___ Supplied information ___

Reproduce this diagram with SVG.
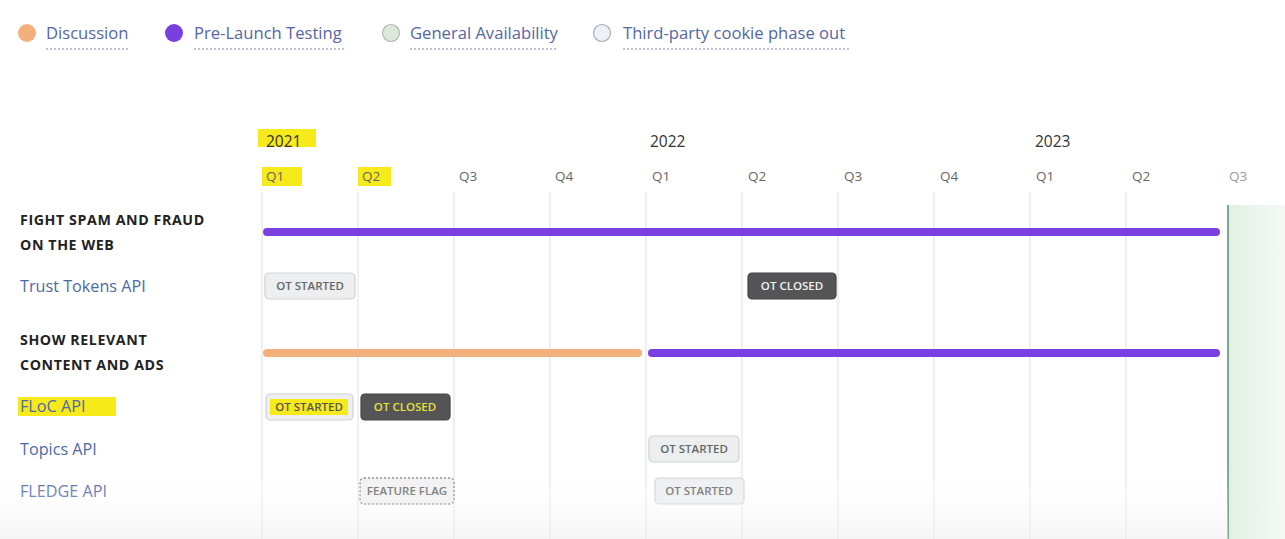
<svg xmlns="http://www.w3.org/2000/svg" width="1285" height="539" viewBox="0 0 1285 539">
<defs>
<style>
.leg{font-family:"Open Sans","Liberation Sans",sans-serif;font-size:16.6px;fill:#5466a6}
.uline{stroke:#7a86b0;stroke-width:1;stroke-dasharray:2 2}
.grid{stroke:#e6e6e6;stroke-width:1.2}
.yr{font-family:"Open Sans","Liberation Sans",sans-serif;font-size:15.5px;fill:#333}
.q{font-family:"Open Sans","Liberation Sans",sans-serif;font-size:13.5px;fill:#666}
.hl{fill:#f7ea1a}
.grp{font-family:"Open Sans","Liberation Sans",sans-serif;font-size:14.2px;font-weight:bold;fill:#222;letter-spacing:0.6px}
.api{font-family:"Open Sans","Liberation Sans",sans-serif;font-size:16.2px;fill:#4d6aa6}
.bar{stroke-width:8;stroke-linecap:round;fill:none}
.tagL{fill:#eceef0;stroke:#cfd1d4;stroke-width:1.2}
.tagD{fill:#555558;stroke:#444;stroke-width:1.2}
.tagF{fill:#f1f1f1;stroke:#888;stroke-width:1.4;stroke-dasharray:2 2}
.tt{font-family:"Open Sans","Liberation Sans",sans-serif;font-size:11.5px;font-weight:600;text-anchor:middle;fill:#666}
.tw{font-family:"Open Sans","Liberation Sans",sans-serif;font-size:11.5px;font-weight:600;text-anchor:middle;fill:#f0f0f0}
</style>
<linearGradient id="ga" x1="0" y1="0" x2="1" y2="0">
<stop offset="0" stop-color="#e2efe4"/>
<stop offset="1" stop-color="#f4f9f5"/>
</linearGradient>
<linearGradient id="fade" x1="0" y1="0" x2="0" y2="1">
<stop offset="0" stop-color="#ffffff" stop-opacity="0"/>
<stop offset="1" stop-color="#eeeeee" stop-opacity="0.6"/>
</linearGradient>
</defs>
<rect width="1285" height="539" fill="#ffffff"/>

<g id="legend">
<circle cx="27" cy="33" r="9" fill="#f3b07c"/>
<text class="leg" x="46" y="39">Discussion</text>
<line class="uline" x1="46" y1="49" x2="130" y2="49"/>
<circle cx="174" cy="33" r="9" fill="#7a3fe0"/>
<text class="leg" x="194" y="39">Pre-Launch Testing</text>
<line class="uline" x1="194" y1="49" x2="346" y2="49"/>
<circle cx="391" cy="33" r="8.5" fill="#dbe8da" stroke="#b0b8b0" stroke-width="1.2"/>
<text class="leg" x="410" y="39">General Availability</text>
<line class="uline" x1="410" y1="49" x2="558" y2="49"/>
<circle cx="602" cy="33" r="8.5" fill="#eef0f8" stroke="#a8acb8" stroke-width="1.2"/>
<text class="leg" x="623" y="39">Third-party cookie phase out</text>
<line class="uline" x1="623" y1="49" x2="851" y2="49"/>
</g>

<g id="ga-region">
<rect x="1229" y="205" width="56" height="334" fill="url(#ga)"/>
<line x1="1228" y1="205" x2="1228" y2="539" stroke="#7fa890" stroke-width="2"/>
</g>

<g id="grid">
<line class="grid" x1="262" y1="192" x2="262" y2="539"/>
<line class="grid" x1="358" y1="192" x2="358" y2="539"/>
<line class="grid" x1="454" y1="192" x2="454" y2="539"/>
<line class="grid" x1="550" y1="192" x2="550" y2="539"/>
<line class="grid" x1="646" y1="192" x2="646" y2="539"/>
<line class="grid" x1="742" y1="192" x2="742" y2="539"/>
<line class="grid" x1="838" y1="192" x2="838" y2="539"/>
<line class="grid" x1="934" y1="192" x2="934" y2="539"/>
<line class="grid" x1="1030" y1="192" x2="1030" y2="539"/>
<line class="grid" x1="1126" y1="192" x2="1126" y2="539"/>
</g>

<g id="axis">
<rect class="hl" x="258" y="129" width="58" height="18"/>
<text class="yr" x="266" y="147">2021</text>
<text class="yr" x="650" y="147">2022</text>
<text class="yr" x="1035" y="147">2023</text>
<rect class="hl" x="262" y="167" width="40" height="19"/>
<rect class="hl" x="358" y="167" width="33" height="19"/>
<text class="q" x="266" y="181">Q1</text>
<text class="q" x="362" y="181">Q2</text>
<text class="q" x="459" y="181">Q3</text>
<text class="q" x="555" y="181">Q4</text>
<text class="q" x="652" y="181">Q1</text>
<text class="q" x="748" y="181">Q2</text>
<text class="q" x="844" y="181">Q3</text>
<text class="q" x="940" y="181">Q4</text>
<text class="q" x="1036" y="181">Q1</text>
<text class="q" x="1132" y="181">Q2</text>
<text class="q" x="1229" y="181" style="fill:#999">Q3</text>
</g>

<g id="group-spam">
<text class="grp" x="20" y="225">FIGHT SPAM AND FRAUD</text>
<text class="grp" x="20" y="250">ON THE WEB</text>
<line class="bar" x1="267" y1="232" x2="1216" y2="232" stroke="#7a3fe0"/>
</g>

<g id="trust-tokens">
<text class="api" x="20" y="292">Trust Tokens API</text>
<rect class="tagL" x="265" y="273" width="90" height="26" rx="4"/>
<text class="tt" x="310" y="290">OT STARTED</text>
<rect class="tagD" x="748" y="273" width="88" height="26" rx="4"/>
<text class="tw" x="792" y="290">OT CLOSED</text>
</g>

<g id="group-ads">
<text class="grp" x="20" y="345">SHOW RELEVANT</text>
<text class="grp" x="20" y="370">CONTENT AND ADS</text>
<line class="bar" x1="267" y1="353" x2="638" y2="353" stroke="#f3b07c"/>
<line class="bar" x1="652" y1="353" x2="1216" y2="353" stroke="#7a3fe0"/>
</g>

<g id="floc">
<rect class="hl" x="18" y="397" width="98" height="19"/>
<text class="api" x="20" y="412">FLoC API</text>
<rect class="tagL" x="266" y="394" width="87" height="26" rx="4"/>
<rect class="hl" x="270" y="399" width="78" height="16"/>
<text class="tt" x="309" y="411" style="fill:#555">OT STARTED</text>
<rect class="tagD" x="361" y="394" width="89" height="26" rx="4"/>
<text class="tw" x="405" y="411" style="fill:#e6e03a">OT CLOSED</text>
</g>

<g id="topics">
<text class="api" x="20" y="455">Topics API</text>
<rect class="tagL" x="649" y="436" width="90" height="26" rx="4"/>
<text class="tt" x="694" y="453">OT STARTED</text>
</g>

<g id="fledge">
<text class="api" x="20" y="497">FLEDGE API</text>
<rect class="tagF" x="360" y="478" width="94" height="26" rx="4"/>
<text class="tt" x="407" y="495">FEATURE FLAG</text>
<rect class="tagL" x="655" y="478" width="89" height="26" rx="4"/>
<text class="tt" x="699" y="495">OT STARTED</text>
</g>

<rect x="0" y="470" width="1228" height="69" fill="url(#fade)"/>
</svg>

___

Reproduce every line of the material precisely, omitting its pictures.

• **Full answer**:
Reproduce this diagram with SVG.
<svg xmlns="http://www.w3.org/2000/svg" width="1285" height="539" viewBox="0 0 1285 539">
<defs>
<style>
.leg{font-family:"Open Sans","Liberation Sans",sans-serif;font-size:16.6px;fill:#5466a6}
.uline{stroke:#7a86b0;stroke-width:1;stroke-dasharray:2 2}
.grid{stroke:#e6e6e6;stroke-width:1.2}
.yr{font-family:"Open Sans","Liberation Sans",sans-serif;font-size:15.5px;fill:#333}
.q{font-family:"Open Sans","Liberation Sans",sans-serif;font-size:13.5px;fill:#666}
.hl{fill:#f7ea1a}
.grp{font-family:"Open Sans","Liberation Sans",sans-serif;font-size:14.2px;font-weight:bold;fill:#222;letter-spacing:0.6px}
.api{font-family:"Open Sans","Liberation Sans",sans-serif;font-size:16.2px;fill:#4d6aa6}
.bar{stroke-width:8;stroke-linecap:round;fill:none}
.tagL{fill:#eceef0;stroke:#cfd1d4;stroke-width:1.2}
.tagD{fill:#555558;stroke:#444;stroke-width:1.2}
.tagF{fill:#f1f1f1;stroke:#888;stroke-width:1.4;stroke-dasharray:2 2}
.tt{font-family:"Open Sans","Liberation Sans",sans-serif;font-size:11.5px;font-weight:600;text-anchor:middle;fill:#666}
.tw{font-family:"Open Sans","Liberation Sans",sans-serif;font-size:11.5px;font-weight:600;text-anchor:middle;fill:#f0f0f0}
</style>
<linearGradient id="ga" x1="0" y1="0" x2="1" y2="0">
<stop offset="0" stop-color="#e2efe4"/>
<stop offset="1" stop-color="#f4f9f5"/>
</linearGradient>
<linearGradient id="fade" x1="0" y1="0" x2="0" y2="1">
<stop offset="0" stop-color="#ffffff" stop-opacity="0"/>
<stop offset="1" stop-color="#eeeeee" stop-opacity="0.6"/>
</linearGradient>
</defs>
<rect width="1285" height="539" fill="#ffffff"/>

<g id="legend">
<circle cx="27" cy="33" r="9" fill="#f3b07c"/>
<text class="leg" x="46" y="39">Discussion</text>
<line class="uline" x1="46" y1="49" x2="130" y2="49"/>
<circle cx="174" cy="33" r="9" fill="#7a3fe0"/>
<text class="leg" x="194" y="39">Pre-Launch Testing</text>
<line class="uline" x1="194" y1="49" x2="346" y2="49"/>
<circle cx="391" cy="33" r="8.5" fill="#dbe8da" stroke="#b0b8b0" stroke-width="1.2"/>
<text class="leg" x="410" y="39">General Availability</text>
<line class="uline" x1="410" y1="49" x2="558" y2="49"/>
<circle cx="602" cy="33" r="8.5" fill="#eef0f8" stroke="#a8acb8" stroke-width="1.2"/>
<text class="leg" x="623" y="39">Third-party cookie phase out</text>
<line class="uline" x1="623" y1="49" x2="851" y2="49"/>
</g>

<g id="ga-region">
<rect x="1229" y="205" width="56" height="334" fill="url(#ga)"/>
<line x1="1228" y1="205" x2="1228" y2="539" stroke="#7fa890" stroke-width="2"/>
</g>

<g id="grid">
<line class="grid" x1="262" y1="192" x2="262" y2="539"/>
<line class="grid" x1="358" y1="192" x2="358" y2="539"/>
<line class="grid" x1="454" y1="192" x2="454" y2="539"/>
<line class="grid" x1="550" y1="192" x2="550" y2="539"/>
<line class="grid" x1="646" y1="192" x2="646" y2="539"/>
<line class="grid" x1="742" y1="192" x2="742" y2="539"/>
<line class="grid" x1="838" y1="192" x2="838" y2="539"/>
<line class="grid" x1="934" y1="192" x2="934" y2="539"/>
<line class="grid" x1="1030" y1="192" x2="1030" y2="539"/>
<line class="grid" x1="1126" y1="192" x2="1126" y2="539"/>
</g>

<g id="axis">
<rect class="hl" x="258" y="129" width="58" height="18"/>
<text class="yr" x="266" y="147">2021</text>
<text class="yr" x="650" y="147">2022</text>
<text class="yr" x="1035" y="147">2023</text>
<rect class="hl" x="262" y="167" width="40" height="19"/>
<rect class="hl" x="358" y="167" width="33" height="19"/>
<text class="q" x="266" y="181">Q1</text>
<text class="q" x="362" y="181">Q2</text>
<text class="q" x="459" y="181">Q3</text>
<text class="q" x="555" y="181">Q4</text>
<text class="q" x="652" y="181">Q1</text>
<text class="q" x="748" y="181">Q2</text>
<text class="q" x="844" y="181">Q3</text>
<text class="q" x="940" y="181">Q4</text>
<text class="q" x="1036" y="181">Q1</text>
<text class="q" x="1132" y="181">Q2</text>
<text class="q" x="1229" y="181" style="fill:#999">Q3</text>
</g>

<g id="group-spam">
<text class="grp" x="20" y="225">FIGHT SPAM AND FRAUD</text>
<text class="grp" x="20" y="250">ON THE WEB</text>
<line class="bar" x1="267" y1="232" x2="1216" y2="232" stroke="#7a3fe0"/>
</g>

<g id="trust-tokens">
<text class="api" x="20" y="292">Trust Tokens API</text>
<rect class="tagL" x="265" y="273" width="90" height="26" rx="4"/>
<text class="tt" x="310" y="290">OT STARTED</text>
<rect class="tagD" x="748" y="273" width="88" height="26" rx="4"/>
<text class="tw" x="792" y="290">OT CLOSED</text>
</g>

<g id="group-ads">
<text class="grp" x="20" y="345">SHOW RELEVANT</text>
<text class="grp" x="20" y="370">CONTENT AND ADS</text>
<line class="bar" x1="267" y1="353" x2="638" y2="353" stroke="#f3b07c"/>
<line class="bar" x1="652" y1="353" x2="1216" y2="353" stroke="#7a3fe0"/>
</g>

<g id="floc">
<rect class="hl" x="18" y="397" width="98" height="19"/>
<text class="api" x="20" y="412">FLoC API</text>
<rect class="tagL" x="266" y="394" width="87" height="26" rx="4"/>
<rect class="hl" x="270" y="399" width="78" height="16"/>
<text class="tt" x="309" y="411" style="fill:#555">OT STARTED</text>
<rect class="tagD" x="361" y="394" width="89" height="26" rx="4"/>
<text class="tw" x="405" y="411" style="fill:#e6e03a">OT CLOSED</text>
</g>

<g id="topics">
<text class="api" x="20" y="455">Topics API</text>
<rect class="tagL" x="649" y="436" width="90" height="26" rx="4"/>
<text class="tt" x="694" y="453">OT STARTED</text>
</g>

<g id="fledge">
<text class="api" x="20" y="497">FLEDGE API</text>
<rect class="tagF" x="360" y="478" width="94" height="26" rx="4"/>
<text class="tt" x="407" y="495">FEATURE FLAG</text>
<rect class="tagL" x="655" y="478" width="89" height="26" rx="4"/>
<text class="tt" x="699" y="495">OT STARTED</text>
</g>

<rect x="0" y="470" width="1228" height="69" fill="url(#fade)"/>
</svg>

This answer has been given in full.